I have decided that I will write out the time series as a combination of years, months, weeks, days, and hours. The logic that I will use to break down a time series will be the following:

Notice that one unique feature of my optimization model considers six-day weeks instead of the traditional seven-day format. I have decided to do so for several reasons:

• It is actually more efficient to write out time series combinations when the weeks are six days long. I wrote the program that will determine for week length of n days how many week/day objects will be needed to assemble a time series of m days for all m that is less than the max number of days in a month (Thus, 1 <= m <= 30). When I sum of all the number of objects needed across all m values for each of the n values, I realized that n=6 actually has the lowest total, which means that n = 6 will be the most efficient. Also, it takes less objects to assemble periods of 30, 31 days when n=6 because 6 divides these values almost evenly.
• This will eliminate any potential for the need to reconsider the optimization strategy for the beginning and the ending of the time series: If the traditional seven-day week format is used, then the optimizing strategy will take one extra step because if we consider the time series [June 1st, July 5th], then grouping this time series into 5 weeks instead of the month of June plus 5 days will mean that less objects is needed when we calculate the average. Using the six-day week format will eliminate such concerns. Once we extracted the weeks and dates, we will create the most efficient combination for this time series.

Based on the tree diagram, I can go ahead and assemble the most efficient combination. I will construct the TimeSeriesCombination to obtain the most optimal time series combination.The following is a combination of years (expressed as yyyy, where yyyy stands for the year), months (yyyymm), weeks (yyyymmddW), dates (yyyymmdd), hours (yyyymmddhh), expressed in chronological order.

TimeSeriesCombination[DateObject[{2019, 6, 2, 1}],
DateObject[{2019, 7, 5, 0}]]

{"2019060201", "2019060202", "2019060203", "2019060204",
"2019060205", "2019060206", "2019060207", "2019060208", "2019060209",
"2019060210", "2019060211", "2019060212", "2019060213", "2019060214",
"2019060215", "2019060216", "2019060217", "2019060218", "2019060219",
"2019060220", "2019060221", "2019060222", "2019060223", "20190603W",
"20190609W", "20190615W", "20190621W", "20190627W", "20190703",
"20190704", "2019070500"}


To make this time series more readable, we can go ahead and group it by the type of object.

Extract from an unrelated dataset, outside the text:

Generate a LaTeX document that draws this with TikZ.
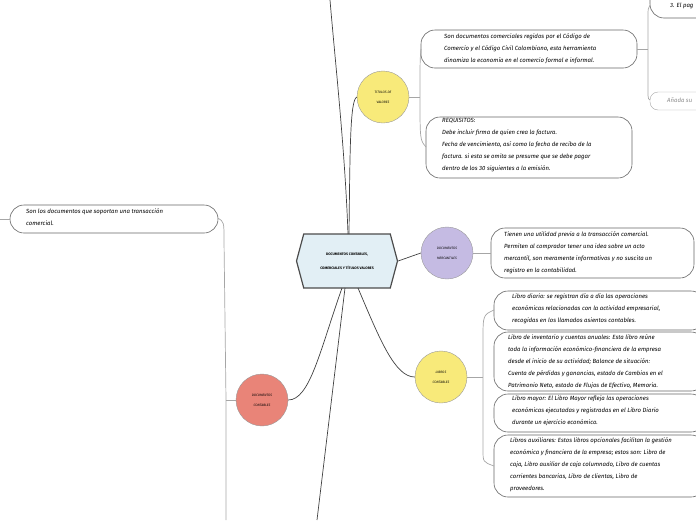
\documentclass[tikz,border=0pt]{standalone}
\usepackage{fontspec}
\setmainfont{Fira Sans}
\usetikzlibrary{shapes.geometric,shapes.symbols}
\definecolor{cyel}{HTML}{F8EA7A}
\definecolor{cpur}{HTML}{C5BBE3}
\definecolor{cred}{HTML}{E98478}
\definecolor{cblu}{HTML}{E2EFF5}
\begin{document}
\begin{tikzpicture}[x=1pt,y=-1pt,
  conn/.style={draw=black!75,line width=0.7pt},
  br/.style={draw=black!35,line width=0.7pt},
  tbox/.style={draw=black!60,rounded corners=14pt,line width=0.6pt,fill=white},
  txt/.style={font=\fontsize{6}{12}\selectfont\itshape,align=left,anchor=north west,inner sep=0pt},
  circ/.style={circle,draw=black!40,minimum size=52pt,inner sep=0pt,font=\fontsize{3.3}{10}\selectfont\itshape,align=center}]
\useasboundingbox (0,0) rectangle (696,520);
% center
\node[draw=black!70,line width=1.2pt,fill=cblu,signal,signal to=west and east,signal pointer angle=150,minimum width=101pt,minimum height=54pt,inner sep=0pt,font=\fontsize{3.5}{14}\selectfont\bfseries,align=center] (c) at (347,261) {DOCUMENTOS CONTABLES,\\COMERCIALES Y TÍTULOS VALORES};
% circles
\node[circ,fill=cpur] (p) at (447,253) {DOCUMENTOS\\MERCANTILES};
\node[circ,fill=cyel] (t) at (383,97) {TITULOS DE\\VALORES};
\node[circ,fill=cyel] (l) at (441,377) {LIBROS\\CONTABLES};
\node[circ,fill=cred] (r) at (262,400) {DOCUMENTOS\\CONTABLES};
% main connectors
\coordinate (ctop) at (348,234);
\coordinate (top1) at (330,0);
\coordinate (bot1) at (317,520);
\draw[conn] (ctop) .. controls (345,150) and (335,60) .. (top1);
\draw[conn] (349,234) .. controls (350,150) and (350,100) .. (t.west);
\draw[conn] (c.east) -- (p.west);
\draw[conn] (358,288) .. controls (380,340) and (395,377) .. (l.west);
\draw[conn] (342,288) .. controls (320,350) and (310,400) .. (r.east);
\draw[conn] (345,288) -- (bot1);
% purple box
\draw[tbox] (491,228) rectangle (694,278);
\node[txt] (pt) at (504,231) {Tienen una utilidad previa a la transacción comercial.\\Permiten al comprador tener una idea sobre un acto\\mercantil, son meramente informativos y no suscita un\\registro en la contabilidad.};
\draw[br] (p.east) -- (491,253);
% titulos boxes
\draw[tbox] (421,30) rectangle (637,68);
\node[txt] (t1) at (444,33) {Son documentos comerciales regidos por el Código de\\Comercio y el Código Civil Colombiano, esta herramienta\\dinamiza la economía en el comercio formal e informal.};
\draw[tbox] (426,117) rectangle (632,178);
\node[txt] (t2) at (442,118) {REQUISITOS:\\Debe incluir firma de quien crea la factura.\\Fecha de vencimiento, así como la fecha de recibo de la\\factura. si esta se omita se presume que se debe pagar\\dentro de los 30 siguientes a la emisión.};
\draw[br] (t.east) -- (420,97);
\draw[br] (421,49) .. controls (420,60) .. (420,97) .. controls (420,140) .. (426,147);
% top-right
\draw[tbox] (650,-20) rectangle (720,18);
\node[txt] (tr) at (670,3) {3. El pag};
\draw[br] (637,49) -- (648,49);
\draw[br] (650,5) .. controls (648,8) .. (648,20) -- (648,90) .. controls (648,100) .. (652,100);
\draw[draw=black!35,rounded corners=8pt,fill=white] (650,92) rectangle (710,110);
\node[txt,text=black!45] (ad) at (667,98) {Añada su};
% libros boxes
\draw[br] (l.east) -- (483,377);
\foreach \ya/\yb in {291/330,332/391,394/432,435/497}{
  \draw[tbox] (494,\ya) rectangle (705,\yb);
}
\draw[br] (494,310) .. controls (483,315) .. (483,340) -- (483,450) .. controls (483,462) .. (494,466);
\node[txt] (l1) at (512,293) {Libro diario: se registran día a día las operaciones\\económicas relacionadas con la actividad empresarial,\\recogidas en los llamados asientos contables.};
\node[txt] (l2) at (508,334) {Libro de inventario y cuentas anuales: Esta libro reúne\\toda la información económico-financiera de la empresa\\desde el inicio de su actividad; Balance de situación:\\Cuenta de pérdidas y ganancias, estado de Cambios en el\\Patrimonio Neto, estado de Flujos de Efectivo, Memoria.};
\node[txt] (l3) at (512,396) {Libro mayor: El Libro Mayor refleja las operaciones\\económicas ejecutadas y registradas en el Libro Diario\\durante un ejercicio económico.};
\node[txt] (l4) at (510,437) {Libros auxiliares: Estos libros opcionales facilitan la gestión\\económica y financiera de la empresa; estos son: Libro de\\caja, Libro auxiliar de caja columnado, Libro de cuentas\\corrientes bancarias, Libro de clientas, Libro de\\proveedores.};
% red branch
\draw[tbox] (10,205) rectangle (218,233);
\node[txt] (rt) at (26,208) {Son los documentos que soportan una transacción\\comercial.};
\draw[br] (r.west) -- (226,400);
\draw[br] (218,218) .. controls (224,222) .. (224,240) -- (226,400) -- (226,520);
\draw[br] (0,219) -- (10,219);
\end{tikzpicture}
\end{document}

In this case, all consecutive hours will be grouped together, than days, weeks, etc.

Evaluation: In Application To Weather Data

Using this optimized time series summarization, I can find the maximum, minimum, and the mean air temperature for a time series. For now, the functions only apply to Waltham, MA. An extra parameter will be needed to allow users to select their locations. The temperature interval can be determined by looking at the objects generate by the TimeSeriesCombination function and using these as keys to search up generated weather temperature data (I have created a data file producing process that is intended to improve the Wolfram Knowledge Base) and using the weather temperature data to calculate the overall maximum, minimum, and mean value during this time interval.

MaxTemperatureInterval[DateObject[{2016, 8, 13, 0}],
DateObject[{2018, 2, 23, 23}]]

Quantity[81.788, "DegreesFahrenheit"]

MinTemperatureInterval[DateObject[{2016, 8, 13, 0}],
DateObject[{2018, 2, 23, 23}]]

Quantity[0.710001, "DegreesFahrenheit"]

MeanTemperatureInterval[DateObject[{2016, 8, 13, 0}],
DateObject[{2018, 2, 23, 23}]]

Quantity[48.5953, "DegreesFahrenheit"]


Evaluation: How Efficient Is This Function?

We decided to conduct a test to see how much the generated function improves the overall efficiency of finding data of that time series. We determine how time, in seconds, it takes for the algorithm we determined, and also the existing algorithm, to determine the mean temperature throughout 300 time series, each ending at 2018/12/31 but have lengths of 1 day, 2 days, ... We find that initially the existing method is more efficient. However, as the number of days increase my method starts to prevail.

Based on the plot, we can see that past 90 days my function will be significantly more efficient than the existing method. I anticipate that as the number of days increase, my method will become more and more efficient compared to the existing method.

Why This Function Is Actually More Important Than Just The Efficiency

To double check that my code makes sense, I go back to check the calculated value against the value that is calculated using the existing method. When I look at the values, there seems to be some differences. The difference is even bigger when we are looking at smaller time intervals. While I wonder what is causing this difference, I remembered my initial experiment on time series and remembered that the number of data points for each day is not equal:
Using the data files that I have, I calculated and confirmed that the existing system simply takes all the data points during that time interval and averages it out. What this means is that the mechanism will favor some mechanisms over the others. In the case between 2018/11/13 to 2018/11/15, the temperature is larger because the date, whose temperature is 46.5 F (higher than the other two dates) is favored during the calculation. Thus, my method of calculation will provide a more calculation of the mean because every day will have the same weight during the calculation. Note that my mechanism is not perfect. This comes from the fact that the daily temperatures are calculated with the same method that caused the inaccuracies in the existing mechanism, and the unequal representation of hours is a glaring issue in calculating daily temperatures:

In this case, the temperature during 2:00 and 10:00 is not even calculated! When calculating averages, 18:00-24:00 will be heavily favored and the mean temperature for the date will be a lot close to the 70 F mark as a result. Thus, daily temperatures should eventually be calculated by averaging the values for all the hours.

Future Work

I can examine whether inserting other time intervals (quarters, decades, centuries, minutes, seconds) will allow for an even more efficient processing, and implement these intervals if it is indeed more efficient to do so. I can also use the time series summation to look at other data (Dow Jones index, etc.) to generate relevant statistical analysis such as forecasting.